Battlestar Galactica: The Board Game
- Cover of Battlestar Galactica: The Board Game
- Designers: Corey Konieczka
- Publishers: Fantasy Flight Games
- Publication: 2008
- Genres: Board game
- Languages: English, German, French, Spanish, Polish, Italian, Chinese
- Players: Base game: 3–6 players (additional possible with certain expansions)
- Setup time: Base game: 10 minutes (+ 5 minutes with expansions)
- Playing time: Base game: 120–240 minutes (first time could be double)
- Chance: Some
- Skills: Bluffing, Co-operative Play, Deduction, Dice Rolling, Negotiation, Hand Management
- Website: Official website

= Battlestar Galactica: The Board Game =

2008 co-operative board game

Battlestar Galactica: The Board Game is a board game created by Corey Konieczka and first published by Fantasy Flight Games in 2008 based on the 2004 Battlestar Galactica series.
Players take the roles of characters from the series, trying to guide the Galactica and its fleet to its destination, while combating the Cylons and other crises threatening it. One or more players are secretly enemy Cylons, who win if the humans fail to achieve their objective.

==Gameplay==
Battlestar Galactica is a semi-cooperative game for 3–6 players. Players play as one of ten possible characters, classed as 'Political Leaders', 'Military Leaders', 'Pilots', or 'Support', each character having benefits and drawbacks. Player are secretly dealt one loyalty card at the start of the game which determines whether the players are human or Cylon and therefore whether they win or lose if the humans achieve their goal. Simulating the activation of a sleeper agent in the television series who did not realise she was a Cylon, players draw a second card midway through, which may turn them to the Cylon side. A hidden Cylon player can covertly disrupt the humans' plans, meaning that, for the humans, deducing who is secretly an enemy agent is a critical part of the game. Players can send suspected Cylons to Galactica's brig and a revealed Cylon can still be disruptive after returning to their home fleet via the Resurrection Ship.

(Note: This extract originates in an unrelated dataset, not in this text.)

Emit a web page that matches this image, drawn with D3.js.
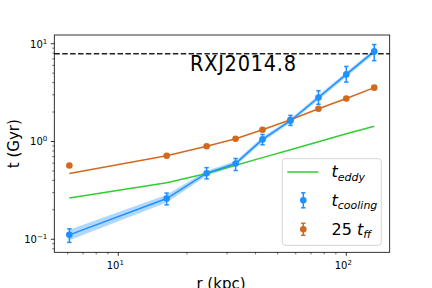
<!DOCTYPE html>
<html>
<head>
<meta charset="utf-8">
<script src="https://cdn.jsdelivr.net/npm/d3@7"></script>
<style>
    body { margin: 0; background: #fff; }
    text { font-family: "DejaVu Sans", sans-serif; }
</style>
</head>
<body>
<script>
    'use strict';

    // radii (kpc) of the annuli
    var radius = [6.1, 16.3, 24.4, 32.7, 42.9, 56.9, 75.5, 100, 132.6];

    // cooling time, with error bars and shaded band
    var tCool = [0.111, 0.261, 0.474, 0.596, 1.05, 1.63, 2.82, 4.85, 8.34];
    var tCoolErrLo = [0.093, 0.225, 0.415, 0.505, 0.925, 1.46, 2.4, 4.05, 6.7];
    var tCoolErrHi = [0.128, 0.297, 0.54, 0.67, 1.18, 1.85, 3.3, 5.85, 9.8];
    var tCoolBandLo = [0.098, 0.238, 0.447, 0.562, 0.99, 1.55, 2.66, 4.57, 7.85];
    var tCoolBandHi = [0.125, 0.285, 0.503, 0.632, 1.11, 1.71, 2.98, 5.13, 8.85];

    // 25 x free-fall time: points and model line
    var tFF25 = [0.568, 0.714, 0.895, 1.066, 1.32, 1.67, 2.16, 2.75, 3.55];
    var tFF25Err = [0.02, 0.02, 0.025, 0.03, 0.035, 0.04, 0.05, 0.06, 0.08];
    var tFF25Model = [0.47, 0.714, 0.895, 1.066, 1.32, 1.67, 2.16, 2.75, 3.55];

    // eddy turnover time
    var tEddy = [0.265, 0.378, 0.47, 0.571, 0.684, 0.824, 0.993, 1.20, 1.43];

    var tHubble = 7.9;
    var xTicks = [10, 100];
    var yTicks = [0.1, 1, 10];

    var W = 432, H = 288;
    var pLeft = 54.3, pRight = 389.7, pTop = 35, pBottom = 252.3;
    var blue = '#1e90ff', orange = '#d2691e', green = '#32cd32';

    var svg = d3.select('body').append('svg')
        .attr('width', W)
        .attr('height', H);

    var x = d3.scaleLog().domain([5.24, 155]).range([pLeft, pRight]);
    var y = d3.scaleLog().domain([0.0736, 12.27]).range([pBottom, pTop]);

    var pts = radius.map(function (r, i) {
        return { r: r, cool: tCool[i], lo: tCoolErrLo[i], hi: tCoolErrHi[i],
                 bLo: tCoolBandLo[i], bHi: tCoolBandHi[i],
                 ff: tFF25[i], ffErr: tFF25Err[i], ffm: tFF25Model[i], eddy: tEddy[i] };
    });

    var plot = svg.append('g');

    // cooling band
    plot.append('path')
        .datum(pts)
        .attr('d', d3.area()
            .x(function (d) { return x(d.r); })
            .y0(function (d) { return y(d.bLo); })
            .y1(function (d) { return y(d.bHi); }))
        .attr('fill', blue)
        .attr('fill-opacity', 0.35);

    function line(key) {
        return d3.line()
            .x(function (d) { return x(d.r); })
            .y(function (d) { return y(d[key]); });
    }

    plot.append('path').datum(pts).attr('d', line('eddy'))
        .attr('fill', 'none').attr('stroke', green).attr('stroke-width', 1.5);
    plot.append('path').datum(pts).attr('d', line('ffm'))
        .attr('fill', 'none').attr('stroke', orange).attr('stroke-width', 1.5);
    plot.append('path').datum(pts).attr('d', line('cool'))
        .attr('fill', 'none').attr('stroke', blue).attr('stroke-width', 1.5);

    // hubble time
    plot.append('line')
        .attr('x1', pLeft).attr('x2', pRight)
        .attr('y1', y(tHubble)).attr('y2', y(tHubble))
        .attr('stroke', '#222').attr('stroke-width', 1.5)
        .attr('stroke-dasharray', '5.5,2.4');

    function errbars(g, color, getY, getLo, getHi) {
        var e = g.selectAll(null).data(pts).enter().append('g').attr('stroke', color).attr('stroke-width', 1.5);
        e.append('line')
            .attr('x1', function (d) { return x(d.r); })
            .attr('x2', function (d) { return x(d.r); })
            .attr('y1', function (d) { return y(getLo(d)); })
            .attr('y2', function (d) { return y(getHi(d)); });
        [getLo, getHi].forEach(function (f) {
            e.append('line')
                .attr('x1', function (d) { return x(d.r) - 2.2; })
                .attr('x2', function (d) { return x(d.r) + 2.2; })
                .attr('y1', function (d) { return y(f(d)); })
                .attr('y2', function (d) { return y(f(d)); });
        });
        g.selectAll(null).data(pts).enter().append('circle')
            .attr('cx', function (d) { return x(d.r); })
            .attr('cy', function (d) { return y(getY(d)); })
            .attr('r', 3.3)
            .attr('fill', color);
    }

    errbars(plot.append('g'), orange,
        function (d) { return d.ff; },
        function (d) { return d.ff - d.ffErr; },
        function (d) { return d.ff + d.ffErr; });
    errbars(plot.append('g'), blue,
        function (d) { return d.cool; },
        function (d) { return d.lo; },
        function (d) { return d.hi; });

    // title text (narrow, widely spaced glyphs in the reference)
    svg.append('text')
        .attr('x', 190).attr('y', 71)
        .attr('font-size', 21.5)
        .style('font-family', '"DejaVu Sans Condensed", "DejaVu Sans", sans-serif')
        .style('font-stretch', 'condensed')
        .attr('textLength', 106)
        .attr('lengthAdjust', 'spacing')
        .attr('fill', '#000')
        .text('RXJ2014.8');

    // frame
    svg.append('rect')
        .attr('x', pLeft).attr('y', pTop)
        .attr('width', pRight - pLeft).attr('height', pBottom - pTop)
        .attr('fill', 'none').attr('stroke', '#000').attr('stroke-width', 0.8);

    // axes
    var xAxis = svg.append('g').attr('transform', 'translate(0,' + pBottom + ')');
    var xMinor = [];
    [1, 10].forEach(function (b) {
        for (var k = 2; k < 10; k++) {
            var v = b * k;
            if (v > 5.24 && v < 155) xMinor.push(v);
        }
    });
    xAxis.selectAll('.mn').data(xMinor).enter().append('line')
        .attr('x1', function (d) { return x(d); }).attr('x2', function (d) { return x(d); })
        .attr('y1', 0).attr('y2', 2).attr('stroke', '#000').attr('stroke-width', 0.6);
    xAxis.selectAll('.mj').data(xTicks).enter().append('line')
        .attr('x1', function (d) { return x(d); }).attr('x2', function (d) { return x(d); })
        .attr('y1', 0).attr('y2', 3.5).attr('stroke', '#000').attr('stroke-width', 0.8);
    var xl = xAxis.selectAll('.lb').data(xTicks).enter().append('text')
        .attr('x', function (d) { return x(d) - 3; })
        .attr('y', 17)
        .attr('text-anchor', 'middle')
        .attr('font-size', 10);
    xl.append('tspan').text('10');
    xl.append('tspan').attr('dy', -4).attr('font-size', 7)
        .text(function (d) { return Math.round(Math.log10(d)); });

    var yAxis = svg.append('g').attr('transform', 'translate(' + pLeft + ',0)');
    var yMinor = [];
    [0.01, 0.1, 1, 10].forEach(function (b) {
        for (var k = 2; k < 10; k++) {
            var v = b * k;
            if (v > 0.0736 && v < 12.27) yMinor.push(v);
        }
    });
    yAxis.selectAll('.mn').data(yMinor).enter().append('line')
        .attr('y1', function (d) { return y(d); }).attr('y2', function (d) { return y(d); })
        .attr('x1', 0).attr('x2', -2).attr('stroke', '#000').attr('stroke-width', 0.6);
    yAxis.selectAll('.mj').data(yTicks).enter().append('line')
        .attr('y1', function (d) { return y(d); }).attr('y2', function (d) { return y(d); })
        .attr('x1', 0).attr('x2', -3.5).attr('stroke', '#000').attr('stroke-width', 0.8);
    var yl = yAxis.selectAll('.lb').data(yTicks).enter().append('text')
        .attr('x', -7)
        .attr('y', function (d) { return y(d) + 4; })
        .attr('text-anchor', 'end')
        .attr('font-size', 10);
    yl.append('tspan').text('10');
    yl.append('tspan').attr('dy', -4).attr('font-size', 7)
        .text(function (d) { var p = Math.round(Math.log10(d)); return p < 0 ? '\u2212' + (-p) : p; });

    // axis labels (x label sits at the bottom edge, partly cut as in the reference)
    svg.append('text')
        .attr('x', 221).attr('y', 289)
        .attr('text-anchor', 'middle')
        .attr('font-size', 15)
        .text('r (kpc)');
    svg.append('text')
        .attr('transform', 'translate(18.5,' + ((pTop + pBottom) / 2) + ') rotate(-90)')
        .attr('text-anchor', 'middle')
        .attr('font-size', 15)
        .text('t (Gyr)');

    // legend
    var lg = svg.append('g');
    lg.append('rect')
        .attr('x', 282.3).attr('y', 158.7)
        .attr('width', 99).attr('height', 86.6)
        .attr('rx', 3)
        .attr('fill', '#fff').attr('fill-opacity', 0.8)
        .attr('stroke', '#ccc').attr('stroke-width', 0.8);
    lg.append('line')
        .attr('x1', 287.3).attr('x2', 318.3).attr('y1', 172).attr('y2', 172)
        .attr('stroke', green).attr('stroke-width', 1.5);
    [[blue, 200.3, 7.5], [orange, 229.3, 6]].forEach(function (m) {
        var g = lg.append('g').attr('stroke', m[0]).attr('stroke-width', 1.5);
        g.append('line').attr('x1', 303.3).attr('x2', 303.3).attr('y1', m[1] - m[2]).attr('y2', m[1] + m[2]);
        g.append('line').attr('x1', 301.1).attr('x2', 305.5).attr('y1', m[1] - m[2]).attr('y2', m[1] - m[2]);
        g.append('line').attr('x1', 301.1).attr('x2', 305.5).attr('y1', m[1] + m[2]).attr('y2', m[1] + m[2]);
        lg.append('circle').attr('cx', 303.3).attr('cy', m[1]).attr('r', 3.3).attr('fill', m[0]);
    });

    function legendText(yy, pre, sub) {
        var t = lg.append('text').attr('x', 331.5).attr('y', yy).attr('font-size', 16);
        if (pre) t.append('tspan').text(pre);
        t.append('tspan').attr('font-style', 'italic').text('t');
        t.append('tspan').attr('font-style', 'italic').attr('font-size', 11).attr('dy', 3.5).text(sub);
    }
    legendText(177, '', 'eddy');
    legendText(205.5, '', 'cooling');
    legendText(234.5, '25 ', 'ff');
</script>
</body>
</html>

Players move around Galactica and Colonial One as well as piloting Vipers in space around the main ship. The aim of the game for human players is to jump the fleet several times so as to reach the planet of Kobol, without Galactica being destroyed or running out of fuel, food, morale or population. Players are continually harassed by Cylon ships which will threaten the Galactica or civilian ships if not destroyed or evaded. Cards feature images from the series and reference events from the show's first season.

Players can gain and lose the titles of Admiral and President, which give them additional powers and control over certain decisions.

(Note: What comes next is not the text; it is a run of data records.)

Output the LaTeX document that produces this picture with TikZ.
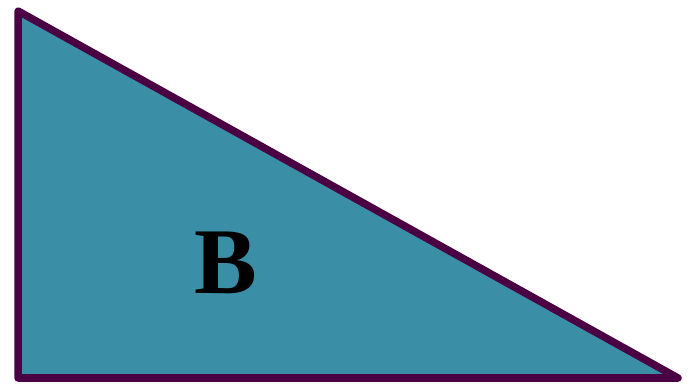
\documentclass[tikz,border=0pt]{standalone}
\usepackage{fontspec}
\setmainfont{Liberation Serif}
\definecolor{tealfill}{HTML}{3A8FA7}
\definecolor{plumline}{HTML}{4A0042}
\begin{document}
\begin{tikzpicture}[x=1pt,y=-1pt]
\useasboundingbox (0,0) rectangle (691,387);
\coordinate (A) at (18,11);
\coordinate (C) at (18,378);
\coordinate (D) at (678,378);
\draw[fill=tealfill,draw=plumline,line width=7.5pt,line join=round] (A) -- (C) -- (D) -- cycle;
\node[inner sep=0pt,anchor=base,font=\fontsize{94}{94}\selectfont\bfseries] (lbl) at (226,294) {B};
\end{tikzpicture}
\end{document}
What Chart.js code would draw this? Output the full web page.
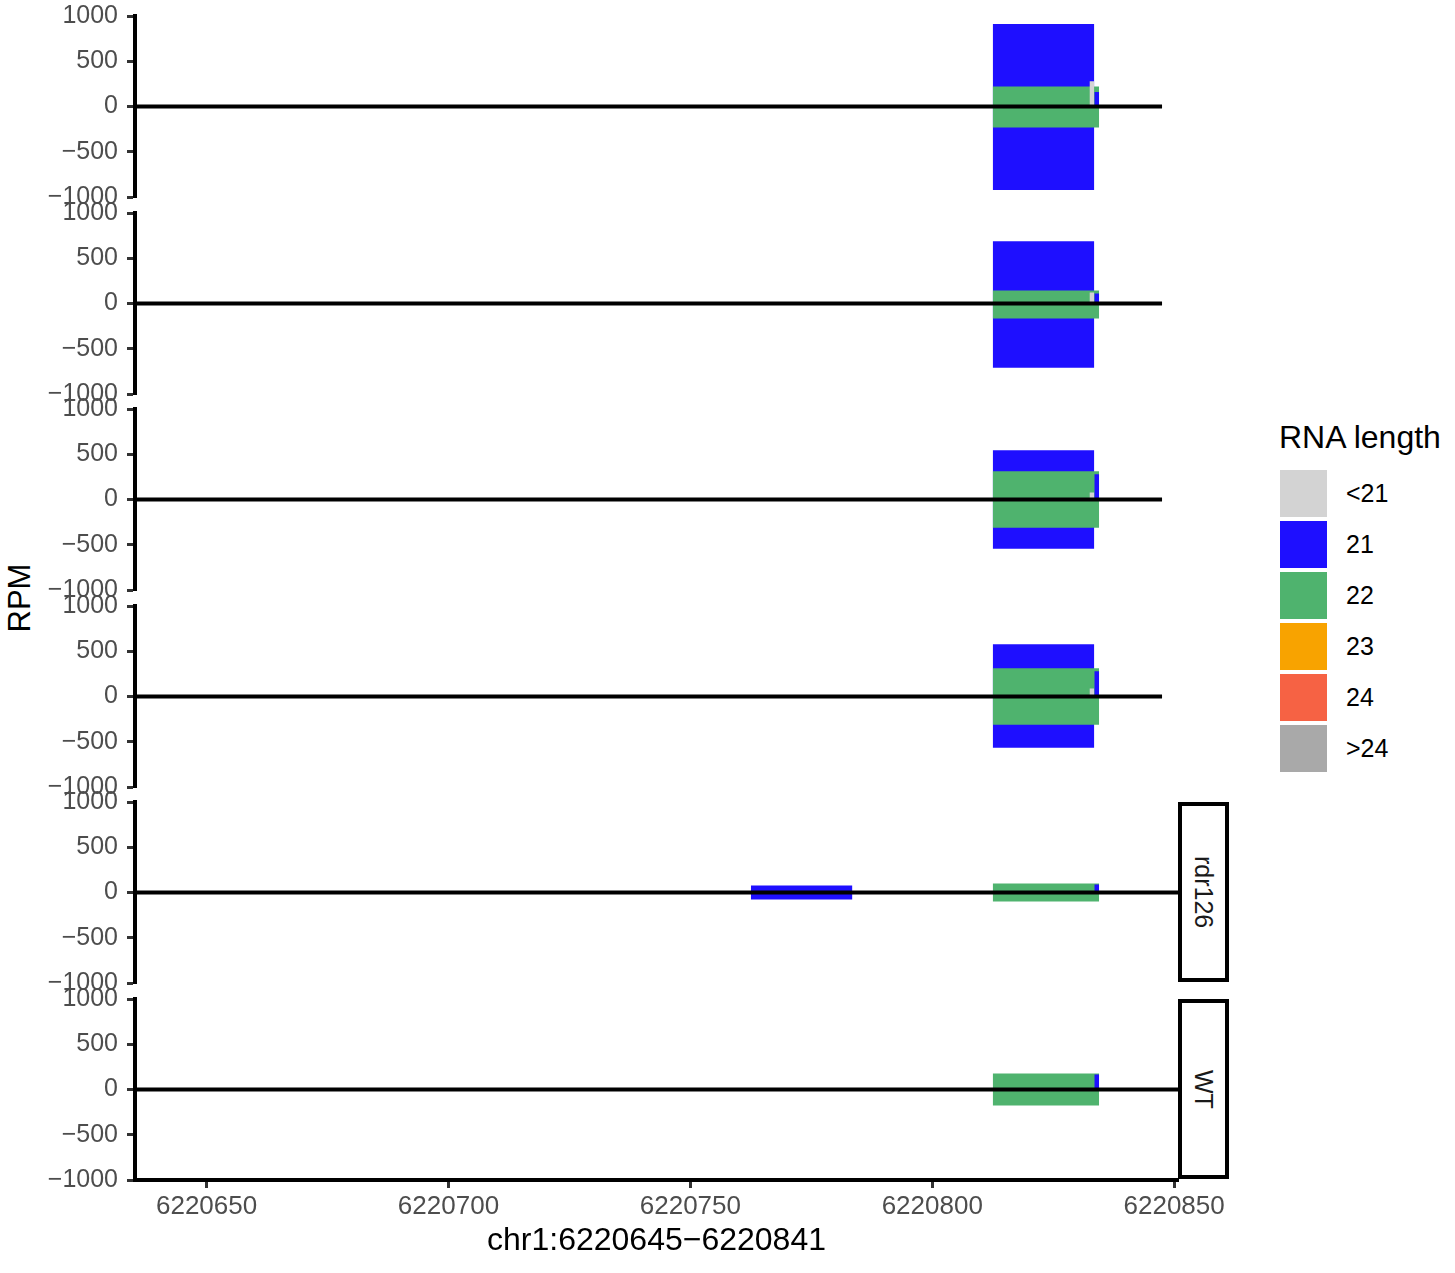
<!DOCTYPE html>
<html>
<head>
<meta charset="utf-8">
<script src="https://cdn.jsdelivr.net/npm/chart.js@4.4.1/dist/chart.umd.min.js"></script>
<style>
  html, body { margin: 0; padding: 0; background: #fff; }
  body { font-family: Arial, "Liberation Sans", sans-serif; }
  #figure { position: relative; width: 1455px; height: 1273px; overflow: hidden; background: #fff; }
  #figure canvas { position: absolute; left: 0; }
  .strip {
    position: absolute; left: 1178px; width: 43px; height: 172px;
    border: 4px solid #000; background: #fff;
    display: flex; align-items: center; justify-content: center;
    writing-mode: vertical-rl; font-size: 25px; color: #1a1a1a;
  }
  #ytitle {
    position: absolute; left: 20px; top: 598px; font-size: 31px; color: #000;
    transform: translate(-50%, -50%) rotate(-90deg); white-space: nowrap;
  }
  #legend { position: absolute; left: 1279px; top: 416px; }
  #legend .title { font-size: 32px; line-height: 42px; color: #000; white-space: nowrap; }
  #legend .item { position: absolute; left: 1px; width: 170px; height: 47px; }
  #legend .key { position: absolute; left: 0; top: 0; width: 47px; height: 47px; }
  #legend .lab { position: absolute; left: 66px; top: 0; line-height: 47px; font-size: 25px; color: #000; }
</style>
</head>
<body>
<div id="figure">
  <div id="ytitle">RPM</div>
  <div id="legend"><div class="title">RNA length</div></div>
</div>
<script>
'use strict';

// length classes and their fill colours (legend order)
const LENGTH_CLASSES = ['<21', '21', '22', '23', '24', '>24'];
const CLASS_COLORS = ['#D3D3D3', '#1E0FFF', '#4FB36E', '#F8A300', '#F66244', '#A9A9A9'];

// one row per mapped small RNA (same positions in every sample)
const READ_START = [6220813, 6220813, 6220813, 6220813, 6220833, 6220834, 6220763, 6220763];
const READ_END = [6220833, 6220833, 6220834, 6220834, 6220833, 6220834, 6220783, 6220783];
const READ_STRAND = ['+', '-', '+', '-', '+', '+', '+', '-'];
const READ_CLASS = ['21', '21', '22', '22', '<21', '21', '21', '21'];

// RPM of each read, per panel (top to bottom)
const RPM_PANEL1 = [911, 922, 222, 233, 278, 160, 0, 0];
const RPM_PANEL2 = [689, 711, 144, 167, 122, 111, 0, 0];
const RPM_PANEL3 = [544, 544, 311, 311, 78, 278, 0, 0];
const RPM_PANEL4 = [578, 567, 311, 311, 89, 278, 0, 0];
const RPM_RDR126 = [0, 0, 100, 100, 0, 89, 78, 78];
const RPM_WT = [0, 0, 178, 178, 0, 167, 0, 0];
const PANEL_RPM = [RPM_PANEL1, RPM_PANEL2, RPM_PANEL3, RPM_PANEL4, RPM_RDR126, RPM_WT];
const PANEL_LABELS = [null, null, null, null, 'rdr126', 'WT'];

// axes
const REGION_START = 6220645;
const REGION_END = 6220841;
const X_TICKS = [6220650, 6220700, 6220750, 6220800, 6220850];
const Y_TICKS = [-1000, -500, 0, 500, 1000];
const X_TITLE = 'chr1:6220645\u22126220841';

const span = REGION_END - REGION_START;
const X_MIN = REGION_START - 0.05 * span;
const X_MAX = REGION_END + 0.05 * span;
const ZERO_END_PLAIN = 6220847.5;

const FONT = 'Arial, "Liberation Sans", sans-serif';
const minus = (v) => String(v).replace('-', '\u2212');

const figure = document.getElementById('figure');

// layout of the stacked panels
const PANEL_TOP = 16;
const PANEL_H = 181;
const PANEL_STEP = 196.6;
const PAD = 32;
const CANVAS_W = 1240;
const AREA_LEFT = 135;
const AREA_RIGHT = 1178;

PANEL_RPM.forEach((rpm, i) => {
  const isBottom = i === PANEL_RPM.length - 1;
  const top = Math.round(PANEL_TOP + i * PANEL_STEP);
  const canvas = document.createElement('canvas');
  const h = isBottom ? 1273 - (top - PAD) : PANEL_H + 2 * PAD;
  canvas.width = CANVAS_W;
  canvas.height = h;
  canvas.style.top = (top - PAD) + 'px';
  canvas.style.width = CANVAS_W + 'px';
  canvas.style.height = h + 'px';
  figure.appendChild(canvas);

  const datasets = [];
  READ_CLASS.forEach((cls, r) => {
    const v = rpm[r];
    if (!v) return;
    const y = READ_STRAND[r] === '+' ? v : -v;
    datasets.push({
      data: [{ x: READ_START[r] - 0.5, y }, { x: READ_END[r] + 0.5, y }],
      backgroundColor: CLASS_COLORS[LENGTH_CLASSES.indexOf(cls)],
      borderWidth: 0,
      pointRadius: 0,
      fill: 'origin',
      order: 100 - r,
    });
  });
  // zero line
  datasets.push({
    data: [{ x: X_MIN, y: 0 }, { x: PANEL_LABELS[i] ? X_MAX : ZERO_END_PLAIN, y: 0 }],
    borderColor: '#000',
    borderWidth: 4,
    pointRadius: 0,
    fill: false,
    order: 0,
  });

  new Chart(canvas, {
    type: 'line',
    data: { datasets },
    options: {
      responsive: false,
      animation: false,
      events: [],
      layout: { padding: { top: PAD, bottom: isBottom ? 0 : PAD, left: 0, right: CANVAS_W - AREA_RIGHT } },
      plugins: { legend: { display: false }, tooltip: { enabled: false } },
      scales: {
        x: {
          type: 'linear',
          min: X_MIN,
          max: X_MAX,
          display: isBottom,
          afterBuildTicks: (s) => { s.ticks = X_TICKS.map((v) => ({ value: v })); },
          afterFit: (s) => { s.height = isBottom ? h - PAD - PANEL_H : 0; },
          border: { display: true, color: '#000', width: 4 },
          grid: { drawOnChartArea: false, tickLength: 8, tickWidth: 3, color: '#333333', tickColor: '#333333' },
          ticks: {
            color: '#4D4D4D', font: { size: 26, family: FONT }, padding: 3,
            maxRotation: 0, autoSkip: false, callback: (v) => String(v),
          },
          title: {
            display: true, text: X_TITLE, color: '#000',
            font: { size: 32, family: FONT }, padding: { top: 0, bottom: 13 },
          },
        },
        y: {
          min: -1000,
          max: 1000,
          afterBuildTicks: (s) => { s.ticks = Y_TICKS.map((v) => ({ value: v })); },
          afterFit: (s) => { s.width = AREA_LEFT; },
          border: { display: true, color: '#000', width: 4 },
          grid: { drawOnChartArea: false, tickLength: 8, tickWidth: 3, color: '#333333', tickColor: '#333333' },
          ticks: {
            color: '#4D4D4D', font: { size: 25, family: FONT }, padding: 9,
            autoSkip: false, callback: minus,
          },
        },
      },
    },
  });

  if (PANEL_LABELS[i]) {
    const strip = document.createElement('div');
    strip.className = 'strip';
    strip.style.top = top + 'px';
    strip.textContent = PANEL_LABELS[i];
    figure.appendChild(strip);
  }
});

// legend
const legend = document.getElementById('legend');
LENGTH_CLASSES.forEach((cls, k) => {
  const item = document.createElement('div');
  item.className = 'item';
  item.style.top = (54 + k * 51) + 'px';
  const key = document.createElement('div');
  key.className = 'key';
  key.style.background = CLASS_COLORS[k];
  const lab = document.createElement('div');
  lab.className = 'lab';
  lab.textContent = cls;
  item.appendChild(key);
  item.appendChild(lab);
  legend.appendChild(item);
});
</script>
</body>
</html>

==Expansions and reimplementation==
Three expansions were released: Pegasus (2009), Exodus (2010), and Daybreak (2013). Each expansion adds new cards to the various decks, as well as adding new characters, a new endgame (New Caprica, the Ionian Nebula, and Earth), and several new mechanics, such as the Battlestar Pegasus, the Final Five Cylons, and the explorer ship Demetrius. Thematically, Pegasus, Exodus, and Daybreak respectively add content relating to the show's second, third and fourth seasons.

In 2021, Fantasy Flight Games published the horror-themed Unfathomable which reimplemented many of the mechanics of Battlestar Galactica.